Question

Solve the following equations for all values of $$\theta$$ in the domains stated for $$0^{\circ }\leq \theta \leq 360^{\circ }$$.
$$\tan \theta =\dfrac {1}{\sqrt {3}}$$

Answer

**step1** Understanding the problem

The problem asks us to find all possible values of the angle $$\theta$$ that satisfy the equation $$\tan \theta = \frac{1}{\sqrt{3}}$$. We are looking for angles within the domain from $$0^{\circ}$$ to $$360^{\circ}$$, including $$0^{\circ}$$ and $$360^{\circ}$$.

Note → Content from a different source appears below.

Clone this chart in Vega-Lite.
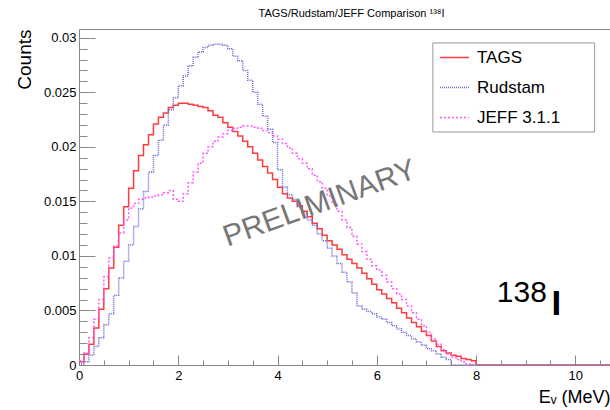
{
  "$schema": "https://vega.github.io/schema/vega-lite/v6.json",
  "width": 531,
  "height": 336,
  "autosize": {"type": "none"},
  "padding": {"left": 79, "top": 29, "right": 0, "bottom": 45},
  "background": "white",
  "title": {"text": "TAGS/Rudstam/JEFF Comparison ¹³⁸I", "fontSize": 11, "fontWeight": "normal", "font": "Liberation Sans", "color": "#000", "offset": 10, "dx": 7, "anchor": "middle"},
  "config": {"view": {"stroke": "#888", "strokeWidth": 1}, "font": "Liberation Sans", "axis": {"grid": false}},
  "resolve": {"axis": {"x": "independent", "y": "independent"}},
  "data": {"values": [
    {"e":0.0,"TAGS":0.0003,"Rudstam":0.0001,"JEFF":0.0004},
    {"e":0.1,"TAGS":0.0010,"Rudstam":0.0003,"JEFF":0.0011},
    {"e":0.2,"TAGS":0.0019,"Rudstam":0.0009,"JEFF":0.0025},
    {"e":0.3,"TAGS":0.0034,"Rudstam":0.0017,"JEFF":0.0042},
    {"e":0.4,"TAGS":0.0051,"Rudstam":0.0025,"JEFF":0.0060},
    {"e":0.5,"TAGS":0.0070,"Rudstam":0.0037,"JEFF":0.0081},
    {"e":0.6,"TAGS":0.0089,"Rudstam":0.0047,"JEFF":0.0098},
    {"e":0.7,"TAGS":0.0108,"Rudstam":0.0064,"JEFF":0.0109},
    {"e":0.8,"TAGS":0.0128,"Rudstam":0.0080,"JEFF":0.0121},
    {"e":0.9,"TAGS":0.0145,"Rudstam":0.0095,"JEFF":0.0133},
    {"e":1.0,"TAGS":0.0162,"Rudstam":0.0110,"JEFF":0.0144},
    {"e":1.1,"TAGS":0.0178,"Rudstam":0.0127,"JEFF":0.0148},
    {"e":1.2,"TAGS":0.0192,"Rudstam":0.0143,"JEFF":0.0152},
    {"e":1.3,"TAGS":0.0202,"Rudstam":0.0159,"JEFF":0.0153},
    {"e":1.4,"TAGS":0.0211,"Rudstam":0.0177,"JEFF":0.0154},
    {"e":1.5,"TAGS":0.0221,"Rudstam":0.0192,"JEFF":0.0155},
    {"e":1.6,"TAGS":0.0227,"Rudstam":0.0206,"JEFF":0.0156},
    {"e":1.7,"TAGS":0.0231,"Rudstam":0.0220,"JEFF":0.0158},
    {"e":1.8,"TAGS":0.0236,"Rudstam":0.0234,"JEFF":0.0160},
    {"e":1.9,"TAGS":0.0238,"Rudstam":0.0245,"JEFF":0.0152},
    {"e":2.0,"TAGS":0.0240,"Rudstam":0.0256,"JEFF":0.0150},
    {"e":2.1,"TAGS":0.0240,"Rudstam":0.0265,"JEFF":0.0157},
    {"e":2.2,"TAGS":0.0239,"Rudstam":0.0274,"JEFF":0.0167},
    {"e":2.3,"TAGS":0.0238,"Rudstam":0.0282,"JEFF":0.0177},
    {"e":2.4,"TAGS":0.0237,"Rudstam":0.0287,"JEFF":0.0185},
    {"e":2.5,"TAGS":0.0236,"Rudstam":0.0291,"JEFF":0.0194},
    {"e":2.6,"TAGS":0.0233,"Rudstam":0.0293,"JEFF":0.0200},
    {"e":2.7,"TAGS":0.0229,"Rudstam":0.0294,"JEFF":0.0205},
    {"e":2.8,"TAGS":0.0227,"Rudstam":0.0294,"JEFF":0.0209},
    {"e":2.9,"TAGS":0.0222,"Rudstam":0.0293,"JEFF":0.0212},
    {"e":3.0,"TAGS":0.0218,"Rudstam":0.0290,"JEFF":0.0215},
    {"e":3.1,"TAGS":0.0214,"Rudstam":0.0283,"JEFF":0.0217},
    {"e":3.2,"TAGS":0.0210,"Rudstam":0.0279,"JEFF":0.0218},
    {"e":3.3,"TAGS":0.0205,"Rudstam":0.0270,"JEFF":0.0219},
    {"e":3.4,"TAGS":0.0200,"Rudstam":0.0261,"JEFF":0.0219},
    {"e":3.5,"TAGS":0.0194,"Rudstam":0.0250,"JEFF":0.0218},
    {"e":3.6,"TAGS":0.0188,"Rudstam":0.0239,"JEFF":0.0217},
    {"e":3.7,"TAGS":0.0182,"Rudstam":0.0228,"JEFF":0.0215},
    {"e":3.8,"TAGS":0.0176,"Rudstam":0.0216,"JEFF":0.0213},
    {"e":3.9,"TAGS":0.0170,"Rudstam":0.0204,"JEFF":0.0210},
    {"e":4.0,"TAGS":0.0163,"Rudstam":0.0179,"JEFF":0.0207},
    {"e":4.1,"TAGS":0.0157,"Rudstam":0.0163,"JEFF":0.0203},
    {"e":4.2,"TAGS":0.0153,"Rudstam":0.0156,"JEFF":0.0199},
    {"e":4.3,"TAGS":0.0150,"Rudstam":0.0152,"JEFF":0.0194},
    {"e":4.4,"TAGS":0.0146,"Rudstam":0.0145,"JEFF":0.0189},
    {"e":4.5,"TAGS":0.0141,"Rudstam":0.0139,"JEFF":0.0185},
    {"e":4.6,"TAGS":0.0136,"Rudstam":0.0133,"JEFF":0.0180},
    {"e":4.7,"TAGS":0.0130,"Rudstam":0.0128,"JEFF":0.0174},
    {"e":4.8,"TAGS":0.0125,"Rudstam":0.0120,"JEFF":0.0168},
    {"e":4.9,"TAGS":0.0119,"Rudstam":0.0114,"JEFF":0.0162},
    {"e":5.0,"TAGS":0.0114,"Rudstam":0.0107,"JEFF":0.0155},
    {"e":5.1,"TAGS":0.0110,"Rudstam":0.0100,"JEFF":0.0148},
    {"e":5.2,"TAGS":0.0106,"Rudstam":0.0093,"JEFF":0.0141},
    {"e":5.3,"TAGS":0.0101,"Rudstam":0.0085,"JEFF":0.0133},
    {"e":5.4,"TAGS":0.0097,"Rudstam":0.0076,"JEFF":0.0126},
    {"e":5.5,"TAGS":0.0093,"Rudstam":0.0066,"JEFF":0.0118},
    {"e":5.6,"TAGS":0.0089,"Rudstam":0.0054,"JEFF":0.0111},
    {"e":5.7,"TAGS":0.0084,"Rudstam":0.0051,"JEFF":0.0104},
    {"e":5.8,"TAGS":0.0079,"Rudstam":0.0049,"JEFF":0.0097},
    {"e":5.9,"TAGS":0.0074,"Rudstam":0.0047,"JEFF":0.0091},
    {"e":6.0,"TAGS":0.0069,"Rudstam":0.0044,"JEFF":0.0087},
    {"e":6.1,"TAGS":0.0065,"Rudstam":0.0042,"JEFF":0.0082},
    {"e":6.2,"TAGS":0.0061,"Rudstam":0.0039,"JEFF":0.0076},
    {"e":6.3,"TAGS":0.0057,"Rudstam":0.0036,"JEFF":0.0070},
    {"e":6.4,"TAGS":0.0052,"Rudstam":0.0033,"JEFF":0.0065},
    {"e":6.5,"TAGS":0.0048,"Rudstam":0.0030,"JEFF":0.0060},
    {"e":6.6,"TAGS":0.0043,"Rudstam":0.0027,"JEFF":0.0054},
    {"e":6.7,"TAGS":0.0039,"Rudstam":0.0024,"JEFF":0.0048},
    {"e":6.8,"TAGS":0.0035,"Rudstam":0.0021,"JEFF":0.0042},
    {"e":6.9,"TAGS":0.0031,"Rudstam":0.0018,"JEFF":0.0036},
    {"e":7.0,"TAGS":0.0027,"Rudstam":0.0015,"JEFF":0.0030},
    {"e":7.1,"TAGS":0.0022,"Rudstam":0.0013,"JEFF":0.0024},
    {"e":7.2,"TAGS":0.0017,"Rudstam":0.0010,"JEFF":0.0019},
    {"e":7.3,"TAGS":0.0013,"Rudstam":0.0007,"JEFF":0.0014},
    {"e":7.4,"TAGS":0.0011,"Rudstam":0.0005,"JEFF":0.0010},
    {"e":7.5,"TAGS":0.0009,"Rudstam":0,"JEFF":0.0007},
    {"e":7.6,"TAGS":0.0008,"Rudstam":0,"JEFF":0.0005},
    {"e":7.7,"TAGS":0.0006,"Rudstam":0,"JEFF":0.0003},
    {"e":7.8,"TAGS":0.0005,"Rudstam":0,"JEFF":0.0001},
    {"e":7.9,"TAGS":0.0004,"Rudstam":0,"JEFF":0},
    {"e":8.0,"TAGS":0,"Rudstam":0,"JEFF":0},
    {"e":10.7,"TAGS":0,"Rudstam":0,"JEFF":0}
  ]},
  "layer": [
    {
      "data": {"values": [{}]},
      "mark": {"type": "rect", "fill": "white", "stroke": "#999", "strokeWidth": 1},
      "encoding": {
        "x": {"datum": 7.13, "type": "quantitative", "scale": {"domain": [0, 10.7], "nice": false, "zero": false}, "axis": null},
        "x2": {"datum": 10.39},
        "y": {"datum": 0.02952, "type": "quantitative", "scale": {"domain": [0, 0.0308], "nice": false}, "axis": null},
        "y2": {"datum": 0.02136}
      }
    },
    {
      "transform": [{"fold": ["TAGS", "Rudstam", "JEFF"], "as": ["series", "counts"]}],
      "mark": {"type": "line", "interpolate": "step-after", "strokeWidth": 1.5, "clip": true},
      "encoding": {
        "x": {"field": "e", "type": "quantitative",
          "axis": {"orient": "bottom", "values": [0, 2, 4, 6, 8, 10], "format": "d", "ticks": false,
            "labelPadding": 4, "labelFontSize": 13, "labelFont": "Liberation Sans", "labelColor": "#000", "labelFlush": false,
            "domainColor": "#888",
            "title": "Eᵥ (MeV)", "titleFontSize": 18, "titleFontWeight": "normal", "titleFont": "Liberation Sans", "titleColor": "#000",
            "titleX": 531, "titleY": 37, "titleAlign": "right", "titleBaseline": "alphabetic", "titleAnchor": "end"}},
        "y": {"field": "counts", "type": "quantitative",
          "axis": {"orient": "left", "values": [0, 0.005, 0.01, 0.015, 0.02, 0.025, 0.03], "format": "~g", "ticks": false,
            "labelPadding": 3, "labelFontSize": 13, "labelFont": "Liberation Sans", "labelColor": "#000", "labelFlush": false, "labelOverlap": false,
            "domainColor": "#888",
            "title": "Counts", "titleFontSize": 19, "titleFontWeight": "normal", "titleFont": "Liberation Sans", "titleColor": "#000",
            "titleAngle": 270, "titleX": -55, "titleY": 0, "titleAlign": "right", "titleBaseline": "middle"}},
        "color": {"field": "series", "type": "nominal",
          "scale": {"domain": ["TAGS", "Rudstam", "JEFF"], "range": ["#ff3b3b", "#6a6ad4", "#ff55ff"]},
          "legend": {"orient": "none", "legendX": 360, "legendY": 13, "title": null, "symbolType": "stroke", "symbolSize": 841, "symbolStrokeWidth": 1.5,
            "labelFontSize": 17, "labelFont": "Liberation Sans", "labelColor": "#000", "labelOffset": 7, "rowPadding": 6, "padding": 0,
            "labelExpr": "datum.label == 'JEFF' ? 'JEFF 3.1.1' : datum.label"}},
        "strokeDash": {"field": "series", "type": "nominal",
          "scale": {"domain": ["TAGS", "Rudstam", "JEFF"], "range": [[1, 0], [1, 1], [2, 2]]},
          "legend": {"orient": "none", "legendX": 360, "legendY": 13, "title": null, "symbolType": "stroke", "symbolSize": 841, "symbolStrokeWidth": 1.5,
            "labelFontSize": 17, "labelFont": "Liberation Sans", "labelColor": "#000", "labelOffset": 7, "rowPadding": 6, "padding": 0,
            "labelExpr": "datum.label == 'JEFF' ? 'JEFF 3.1.1' : datum.label"}}
      }
    },
    {
      "data": {"values": [{}]},
      "mark": {"type": "text", "text": "PRELIMINARY", "angle": -20, "fontSize": 30, "font": "Liberation Sans", "color": "#777", "align": "center", "baseline": "middle"},
      "encoding": {
        "x": {"datum": 4.85, "type": "quantitative",
          "axis": {"orient": "bottom", "offset": -10, "tickSize": 10, "values": [0, 2, 4, 6, 8, 10], "domain": false, "labels": false, "title": null, "tickColor": "#888"}},
        "y": {"datum": 0.0148, "type": "quantitative",
          "axis": {"orient": "left", "offset": -16, "tickSize": 16, "values": [0, 0.005, 0.01, 0.015, 0.02, 0.025, 0.03], "domain": false, "labels": false, "title": null, "tickColor": "#888"}}
      }
    },
    {
      "data": {"values": [{}]},
      "mark": {"type": "text", "text": "138", "fontSize": 30, "font": "Liberation Sans", "color": "#000", "align": "left", "baseline": "alphabetic"},
      "encoding": {
        "x": {"datum": 8.42, "type": "quantitative",
          "axis": {"orient": "bottom", "offset": -5, "tickSize": 5, "values": [0.5, 1, 1.5, 2.5, 3, 3.5, 4.5, 5, 5.5, 6.5, 7, 7.5, 8.5, 9, 9.5, 10.5], "domain": false, "labels": false, "title": null, "tickColor": "#888"}},
        "y": {"datum": 0.00579, "type": "quantitative",
          "axis": {"orient": "left", "offset": -8, "tickSize": 8, "values": [0.001, 0.002, 0.003, 0.004, 0.006, 0.007, 0.008, 0.009, 0.011, 0.012, 0.013, 0.014, 0.016, 0.017, 0.018, 0.019, 0.021, 0.022, 0.023, 0.024, 0.026, 0.027, 0.028, 0.029], "domain": false, "labels": false, "title": null, "tickColor": "#888"}}
      }
    },
    {
      "data": {"values": [{}]},
      "mark": {"type": "text", "text": "I", "fontSize": 35, "fontWeight": "bold", "font": "Liberation Sans", "color": "#000", "align": "center", "baseline": "alphabetic"},
      "encoding": {"x": {"datum": 9.62, "type": "quantitative", "axis": null}, "y": {"datum": 0.00459, "type": "quantitative", "axis": null}}
    }
  ]
}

**step2** Recalling the value of tangent for special angles

We need to remember the tangent values for common angles. We know that in a standard 30-60-90 right triangle, the side opposite the $$30^{\circ}$$ angle is 1 unit, and the side adjacent to the $$30^{\circ}$$ angle is $$\sqrt{3}$$ units.
The tangent of an angle in a right triangle is defined as the ratio of the length of the opposite side to the length of the adjacent side.
So, for $$30^{\circ}$$, we have $$\tan 30^{\circ} = \frac{\text{opposite}}{\text{adjacent}} = \frac{1}{\sqrt{3}}$$.
This tells us that one possible value for $$\theta$$ is $$30^{\circ}$$.

**step3** Identifying quadrants where tangent is positive

The tangent function is positive in two quadrants: Quadrant I and Quadrant III. This is because tangent is the ratio of sine to cosine ($$\tan \theta = \frac{\sin \theta}{\cos \theta}$$). In Quadrant I, both sine and cosine are positive, so their ratio is positive. In Quadrant III, both sine and cosine are negative, so their ratio (negative divided by negative) is also positive. Since our given value, $$\frac{1}{\sqrt{3}}$$, is positive, our solutions for $$\theta$$ must be in Quadrant I or Quadrant III.

**step4** Finding the solution in Quadrant I

In Quadrant I, the angle is the same as its reference angle. We found in Step 2 that the reference angle for which tangent is $$\frac{1}{\sqrt{3}}$$ is $$30^{\circ}$$.
Thus, the solution in Quadrant I is $$\theta_1 = 30^{\circ}$$. This value is within the domain $$0^{\circ} \leq \theta \leq 360^{\circ}$$.

**step5** Finding the solution in Quadrant III

In Quadrant III, an angle can be found by adding the reference angle to $$180^{\circ}$$. The reference angle is $$30^{\circ}$$.
So, the solution in Quadrant III is $$\theta_2 = 180^{\circ} + 30^{\circ} = 210^{\circ}$$. This value is also within the domain $$0^{\circ} \leq \theta \leq 360^{\circ}$$.

**step6** Verifying all solutions within the given domain

We have found two potential solutions: $$30^{\circ}$$ and $$210^{\circ}$$. Both of these angles fall within the specified domain of $$0^{\circ} \leq \theta \leq 360^{\circ}$$. The tangent function has a period of $$180^{\circ}$$, which means its values repeat every $$180^{\circ}$$.
If we add $$180^{\circ}$$ to $$210^{\circ}$$, we get $$390^{\circ}$$, which is greater than $$360^{\circ}$$ and therefore outside our domain.
If we subtract $$180^{\circ}$$ from $$30^{\circ}$$, we get $$-150^{\circ}$$, which is less than $$0^{\circ}$$ and also outside our domain.
Therefore, the only angles in the given domain that satisfy the equation are $$30^{\circ}$$ and $$210^{\circ}$$.